1 All hail, adored Trinity!
All hail, eternal Unity!
O God the Father, God the Son,
And God the Spirit, ever One.
2 Three persons praise we evermore,
One only God our hearts adore:
In thy sure mercy, ever kind,
May we your strong protection find.
3 O Trinity! O Unity!
Be present as we worship thee;
And with the songs that angels' sing
Unite the hymns of praise we bring.
Source: Breaking Bread (Vol. 39) #700
First Line: | All hail, adored Trinity |
Title: | All Hail, Adored Trinity |
Latin Title: | Ave colenda Trinitas |
Translator: | John David Chambers |
Meter: | 8.8.8.8 |
Source: | 11th cent. |
Language: | English |
Copyright: | Public Domain |
Ave!

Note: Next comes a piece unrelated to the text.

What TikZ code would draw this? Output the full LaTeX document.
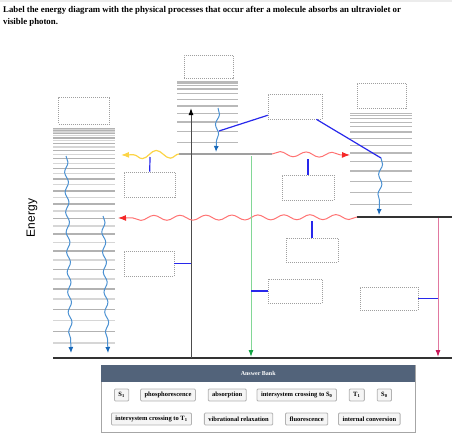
\documentclass[tikz,border=0pt]{standalone}
\usepackage{fontspec}
\setmainfont{Liberation Serif}
\newfontfamily\energyfont{Liberation Sans}
\usetikzlibrary{arrows.meta}
\usetikzlibrary{decorations.pathmorphing}
\usetikzlibrary{positioning}
\definecolor{waveblue}{RGB}{75,145,210}
\definecolor{tipblue}{RGB}{25,105,185}
\definecolor{pointblue}{RGB}{40,40,235}
\definecolor{sunny}{RGB}{252,212,70}
\definecolor{softred}{RGB}{255,115,115}
\definecolor{hotred}{RGB}{245,40,40}
\definecolor{fluogreen}{RGB}{130,215,150}
\definecolor{deepgreen}{RGB}{20,165,70}
\definecolor{phospink}{RGB}{225,120,160}
\definecolor{deeppink}{RGB}{200,25,90}
\definecolor{bankhead}{RGB}{82,99,122}

\begin{document}
\begin{tikzpicture}[x=1pt,y=-1pt,
	level/.style={line width=1.4pt},
	labelbox/.style={draw=gray!75, line width=0.6pt, dash pattern=on 1pt off 1pt, fill=white, minimum width=51pt, minimum height=25pt, inner sep=0pt},
	pointer/.style={draw=pointblue, line width=1.2pt},
	bluewave/.style={draw=waveblue, line width=1pt, decorate, decoration={snake, amplitude=1.8pt, segment length=20pt, post length=6pt}, -{Latex[length=6pt,width=5pt,color=tipblue]}},
	yellowwave/.style={draw=sunny, line width=1.2pt, decorate, decoration={snake, amplitude=4pt, segment length=28pt, post length=8pt}, -{Latex[length=8pt,width=6pt,color=sunny]}},
	redwave/.style={draw=softred, line width=1pt, decorate, decoration={snake, amplitude=2.5pt, segment length=26pt, post length=8pt}, -{Latex[length=8pt,width=6pt,color=hotred]}},
	chip/.style={draw=gray!60, fill=gray!8, rounded corners=1pt, line width=0.8pt, minimum height=12pt, inner xsep=4pt, inner ysep=0pt, font=\bfseries\fontsize{6.5}{6.5}\selectfont}]
			\useasboundingbox (0,0) rectangle (452,436);
			\fill[gray!15] (0,0) rectangle (452,2.5);
			\node[anchor=north west, align=left, inner sep=0pt, font=\bfseries\fontsize{8.8}{12}\selectfont] (question) at (3,6) {Label the energy diagram with the physical processes that occur after a molecule absorbs an ultraviolet or\\visible photon.};
			\node[rotate=90, font=\energyfont\fontsize{12}{12}\selectfont] (energy) at (32,218) {Energy};

			\foreach \i [evaluate=\i as \yy using {343-215*(1-(1-\i/37)^2)}, evaluate=\i as \tone using {int(32+28*mod(\i,2))}] in {0,...,35}
				\draw[level, gray!\tone] (53,\yy) -- (115,\yy);
			\foreach \i [evaluate=\i as \yy using {154-73*(1-(1-\i/12)^2)}] in {1,...,11}
				\draw[level, gray!55] (177,\yy) -- (238,\yy);
			\foreach \i [evaluate=\i as \yy using {217-105*(1-(1-\i/16)^2)}] in {1,...,14}
				\draw[level, gray!55] (350,\yy) -- (412,\yy);

			\coordinate (S0left) at (53,358);
			\coordinate (S0right) at (452,358);
			\coordinate (S1left) at (179,154);
			\coordinate (S1right) at (272,154);
			\coordinate (T1left) at (357,217);
			\coordinate (T1right) at (452,217);
			\draw[line width=2pt, black!80] (S0left) -- (S0right);
			\draw[line width=2pt, gray!75] (S1left) -- (S1right);
			\draw[line width=1.3pt, gray!40!black] (T1left) -- (T1right);

			\coordinate (absfoot) at (191,358);
			\coordinate (abshead) at (191,108);
			\draw[line width=1pt, gray!60!black, -{Latex[length=7pt,width=5pt,color=black]}] (absfoot) -- (abshead);

			\coordinate (vrAtop) at (66,156);
			\coordinate (vrAend) at (71,353);
			\coordinate (vrBtop) at (103,216);
			\coordinate (vrBend) at (108,353);
			\coordinate (vrStop) at (218,108);
			\coordinate (vrSend) at (216,152);
			\coordinate (vrTtop) at (381,158);
			\coordinate (vrTend) at (379,215);
			\draw[bluewave] (vrAtop) -- (vrAend);
			\draw[bluewave] (vrBtop) -- (vrBend);
			\draw[bluewave] (vrStop) -- (vrSend);
			\draw[bluewave] (vrTtop) -- (vrTend);

			\coordinate (icend) at (121,155);
			\draw[yellowwave] (S1left) -- (icend);
			\coordinate (iscSend) at (350,155);
			\draw[redwave] (S1right) -- (iscSend);
			\coordinate (iscTend) at (118,218);
			\draw[redwave] (T1left) -- (iscTend);

			\coordinate (fltop) at (251,156);
			\coordinate (flfoot) at (251,357);
			\draw[line width=1pt, fluogreen, -{Latex[length=7pt,width=5pt,color=deepgreen]}] (fltop) -- (flfoot);
			\coordinate (phtop) at (438,218);
			\coordinate (phfoot) at (438,357);
			\draw[line width=1pt, phospink, -{Latex[length=7pt,width=5pt,color=deeppink]}] (phtop) -- (phfoot);

			\coordinate (icpt) at (150,157);
			\coordinate (abspt) at (191,263.5);
			\coordinate (vrSpt) at (219,131);
			\coordinate (vrTpt) at (381,158);
			\coordinate (iscSpt) at (308,159);
			\coordinate (iscTpt) at (312,221);
			\coordinate (flpt) at (251,291);
			\coordinate (phpt) at (438,298.5);

			\node[labelbox, minimum height=27pt] (S0box) at (84,110.5) {};
			\node[labelbox, minimum width=49pt, minimum height=23pt] (S1box) at (208.5,67) {};
			\node[labelbox, minimum width=49pt] (T1box) at (381.5,95.5) {};
			\node[labelbox] (ICbox) at (149.5,184.5) {} edge[pointer] (icpt);
			\node[labelbox, minimum width=50pt] (ABSbox) at (149,263.5) {} edge[pointer] (abspt);
			\node[labelbox, minimum width=54pt] (VRbox) at (295,106.5) {} edge[pointer] (vrSpt) edge[pointer] (vrTpt);
			\node[labelbox, minimum width=52pt] (ISCSbox) at (308,187.5) {} edge[pointer] (iscSpt);
			\node[labelbox, minimum width=52pt, minimum height=24pt] (ISCTbox) at (312,250) {} edge[pointer] (iscTpt);
			\node[labelbox, minimum width=54pt, minimum height=24pt] (FLbox) at (295,291) {} edge[pointer] (flpt);
			\node[labelbox, minimum width=58pt, minimum height=23pt] (PHbox) at (389,298.5) {} edge[pointer] (phpt);

			\node[draw=gray!70, line width=0.8pt, minimum width=314pt, minimum height=67pt, inner sep=0pt, anchor=north west] (bank) at (101,365) {};
			\node[fill=bankhead, minimum width=314pt, minimum height=17pt, inner sep=0pt, anchor=north west, text=white, font=\bfseries\fontsize{6}{6}\selectfont] (bankhead) at (101,365) {Answer Bank};

			\node[chip, anchor=west] (chipS1) at (114,395) {S\textsubscript{1}};
			\node[chip] (chipPhos) [right=11pt of chipS1] {phosphorescence};
			\node[chip] (chipAbs) [right=12pt of chipPhos] {absorption};
			\node[chip] (chipISCS) [right=10pt of chipAbs] {intersystem crossing to S\textsubscript{0}};
			\node[chip] (chipT1) [right=12pt of chipISCS] {T\textsubscript{1}};
			\node[chip] (chipS0) [right=12pt of chipT1] {S\textsubscript{0}};

			\node[chip, anchor=west] (chipISCT) at (111,419) {intersystem crossing to T\textsubscript{1}};
			\node[chip] (chipVR) [right=12pt of chipISCT] {vibrational relaxation};
			\node[chip] (chipFl) [right=12pt of chipVR] {fluorescence};
			\node[chip] (chipIC) [right=10pt of chipFl] {internal conversion};
		\end{tikzpicture}
\end{document}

Colenda Trinitas. [Holy Trinity.] This hymn, of unknown authorship, is given in the Latin Hymns of the Anglo-Saxon Church, Lond., 1851, p. 146, from a Durham manuscript of the 11th century. It is also in a manuscript of the 11th century, in the British Museum (Jul. A. vi. f. 71); and in Biggs's Annotated Hymns Ancient and Modern, No. 132. It is translated as:—
All hail, adored Trinity. By J. D. Chambers, in his Lauda Syon, pt. i., 1857, p. 218, in 4 stanzas of 4 lines, and from thence into Hymns Ancient and Modern 1861; the Hymnary1872, Snepp's Songs of Grace and Glory, 1872, and others, usually with slight alterations.